Tuesday, September 22, 2009

A life lesson not yet learned

I've been thinking a lot lately about the concept of fair, and how stubbornly I have held onto it since I was a kid. Tell me if I'm wrong, but I think that grown-ups are supposed to accept somewhere along the way that life just isn't fair. Maybe you learned it in college, when Idiot Jock "whizzed through" organic chem as Hard-Working You eeked out a B-. Or maybe you caught on in your early career when Idiot Co-Worker got the promotion and office while Hard-Working You toiled away in a cramped cube. Maybe some of you took a little longer to catch on but finally got it as you dismissed your children's concerns about who got more orange M&Ms after dinner.

So why has it been so hard for me to learn this lesson?

I get worked up over lots of teeny, tiny things because they trigger the "But that's not fair!" reflex in me. And it's driving me crazy because I really do have better things to do.

Case in point: I had two back-to-back awful experiences at the kids' favorite breakfast restaurant. (We'll call it "Schwinternational House of Pancakes" to protect their identity.) I was so incensed that I labored for two hours over a letter to the store manager, explaining exactly what happened and exactly how disappointed I was, blah, blah, blah. I couldn't believe that upon receipt of my letter the manager didn't immediately issue me a letter of regret and some kind of large-denomination gift card. Instead, she called me and after some brusque questioning, reluctantly offered to cover our check next time we came in, as long as I announced our presence upon entering. We did end up having breakfast there again, but I was too embarrassed/afraid to say, "Yes, hello, I'd like to see your store manager, please? I'm the lady who wrote about how much our last visit sucked."

That noise you hear in your head right now is the cooking staff hawking up a revenge loogie into my crepes.

So now I still carry around this bad feeling of, "Hey, I should get a free meal at S.H.O.P., but I can't because I fear the embarrassment of being identified as The Complainer in front of the staff who will cook and serve my food." And I wrote that letter a month-and-a-half ago.

You think I sound pathetic, huh? You ain't heard nothing yet. What about last weekend, when I was at an away-game with my 7-year-old cheerleader? I noticed that as the cheerleaders were cheering, three of the football players (also 7 years old) were standing a little to the side of them, mocking them. How the heat rushed to my face! How my hands curled into tight little fists of outrage! How dare those little boys make fun of the cheerleaders who were cheering for them? What kind of sportsmanship is that?

For the rest of the game, I was all pins and needles, that feeling that you have on oral report day when you are not sure when the teacher will call you up to the front of the room to deliver your hastily-written oration on the Teapot Dome scandal. I wanted to say something to the football coaches so that they could tell their players to be respectful of their comrades in the pleated skirts. I envisioned the coach thanking me for bringing this matter to his attention and then having a meaningful talk with his team. Then, at halftime, after the girls went out to do their special cheer and dance routine, the football players would run out onto the field and do a synchronized routine, spelling out "THANK YOU, CHEERLEADERS" with their bodies.

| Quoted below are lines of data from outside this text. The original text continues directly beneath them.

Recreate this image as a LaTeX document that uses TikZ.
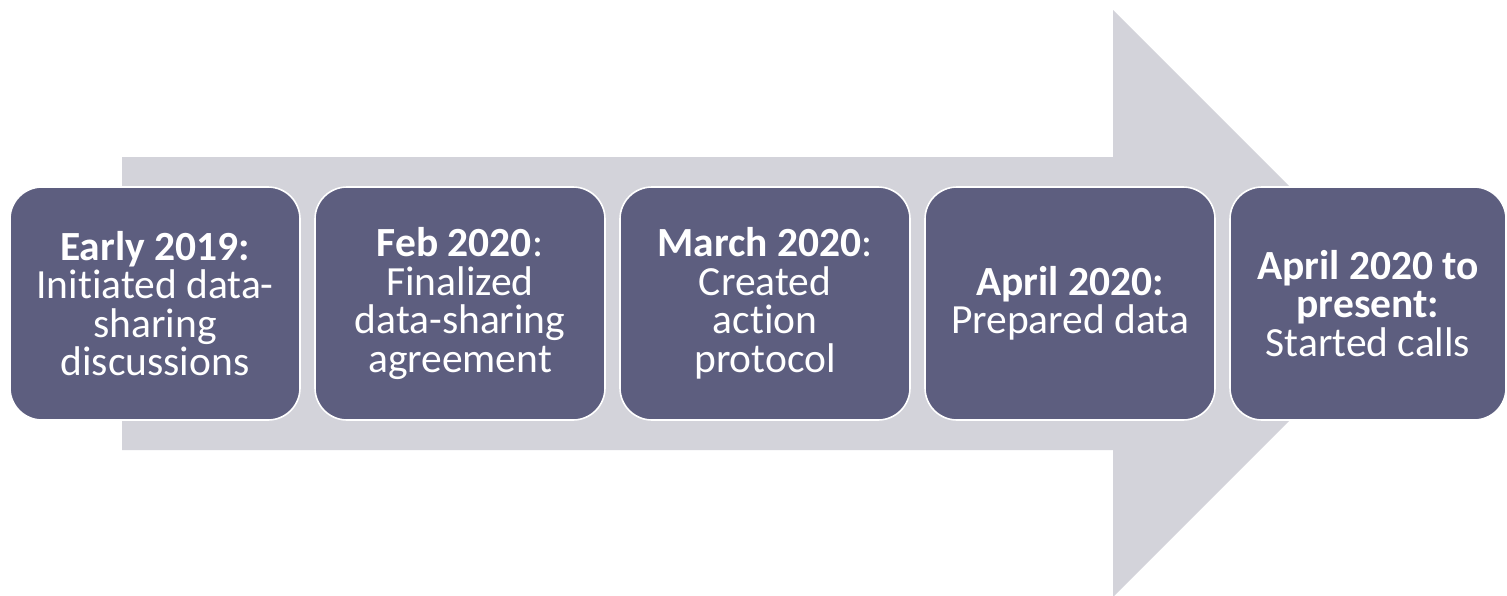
\documentclass[tikz,border=0pt]{standalone}
\usepackage{fontspec}
\setmainfont{Carlito}[Ligatures={NoCommon}]
\definecolor{arrowgray}{RGB}{211,211,218}
\definecolor{stagefill}{RGB}{93,94,127}
\begin{document}
\begin{tikzpicture}[x=1pt,y=-1pt,
  stage/.style={rectangle, rounded corners=32pt, fill=stagefill, draw=white,
    line width=1.6pt, text=white, align=center, inner sep=0pt,
    minimum height=233pt,
    font=\fontsize{41.5}{38.5}\selectfont}]
  \useasboundingbox (0,0) rectangle (1507,595);
  % broad background arrow
  \fill[arrowgray] (122,157) -- (1113,157) -- (1113,10) -- (1406.5,303.5)
    -- (1113,597) -- (1113,450) -- (122,450) -- cycle;
  % timeline stages
  \node[stage, minimum width=290pt] (s1) at (155,303.5)
    {\textbf{Early 2019:}\\Initiated data-\\sharing\\discussions};
  \node[stage, minimum width=290pt] (s2) at (460,303.5)
    {\textbf{Feb 2020}:\\Finalized\\data-sharing\\agreement};
  \node[stage, minimum width=290pt] (s3) at (765,303.5)
    {\textbf{March 2020}:\\Created\\action\\protocol};
  \node[stage, minimum width=290pt] (s4) at (1070,303.5)
    {\textbf{April 2020:}\\Prepared data};
  \node[stage, minimum width=276pt] (s5) at (1368,303.5)
    {\textbf{April 2020 to}\\\textbf{present:}\\Started calls};
\end{tikzpicture}
\end{document}
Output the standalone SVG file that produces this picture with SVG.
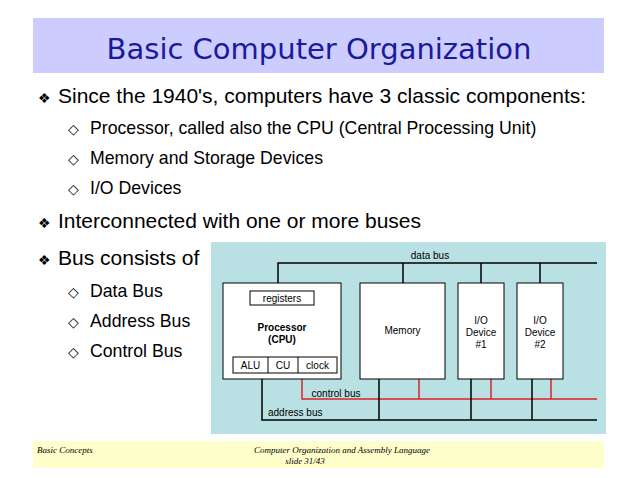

But none of that happened. (I know - surprising, right?) I was too embarrassed and too nervous to mention the incident to the coaches - they all looked so busy, so intense, calling out plays and yelling at players who missed the block or didn't hold the line. So I left the game with a sense of, "That's not fair! Those players should appreciate that these girls came here to work hard as a team, too!"

The end result in both of these scenarios is that I am both overreacting and feeling like a sucker at the same time. When something stupid happens that isn't fair, I should either let it go and really, truly fuhgeddaboutit, or I should own my immature complaining-ness and bitch to high heaven until I get the resolution I want.

Speaking of which, who do I write to at FOX with my concerns about that godawful season premiere of House last night?


  1. Excellent oral report choice on the topic of "fair."

  2. Thank you, B.T. I scribbled it this morning in homeroom.